The instrument enables correlated multi-property measurements of structural, physical, and chemical properties of nanoscale materials by researchers from broad backgrounds at NU including, Mechanical Engineering, Civil and Environmental Engineering, Materials Science and Engineering, Chemistry, and Earth and Planetary Sciences, and users outside of NU. The instrument facilitates the discovery of new electronic materials and the development of novel devices that range from transistors, photodetectors to advanced brain-inspired computing technologies.
In addition, the instrument is integrated into existing graduate and undergraduate curricula at NU to facilitate hands-on experimentation of the multi-physics of nanoscale materials.

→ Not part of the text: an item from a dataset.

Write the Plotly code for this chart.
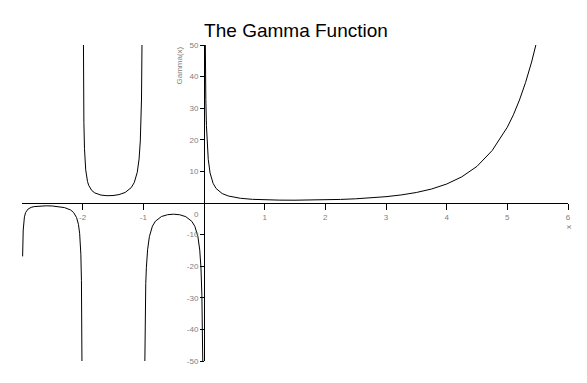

The instrument also provides opportunities for educating the next generation of nano-scientists and engineers and diversifying the Nation's STEM workforce through multidisciplinary training for underrepresented students at grade school, undergraduate, and graduate levels.
Technical Description:
The NanoRaman AFM system offers a versatile platform for correlated multi-property measurements with 10 nm lateral spatial resolution and high measurement precision. The instrument facilitates integrating multi-dimensional electronic materials to leverage interfaces and defects to enable novel electronic, optoelectronic, and thermoelectric phenomena.
Through SPM, TERS, TEPL, and second harmonic generation measurements, the instrument allows studies of thermal, mechanical, electronic, and optical properties in mixed-dimensional heterostructures and how defects can control these properties. Specifically, researchers use the instrument to characterize carrier concentration and band-edge energy modulation in low-dimensional ferroelectrics with polarizable nanoscale domains, heat dissipation across individual grain boundaries and defects in 2D semiconducting crystals, excitonic and nonlinear optical properties emissions in 2D van der Waals crystals coupled to plasmonic lattices, and local studies of photophysical phenomena in perovskite compounds that impact the performance of electronic devices.
In addition, this instrument facilitates measurements outside the scope of electronic materials. Scientists study, for example, soil and sedimentary organics at microscale and nanoscale interfaces for carbon sequestration applications, tunable metal-organic frameworks for chemical sensing, and nanoscale composite materials for enhanced performance of construction materials.
This award reflects NSF's statutory mission and has been deemed worthy of support through evaluation using the Foundation's intellectual merit and broader impacts review criteria.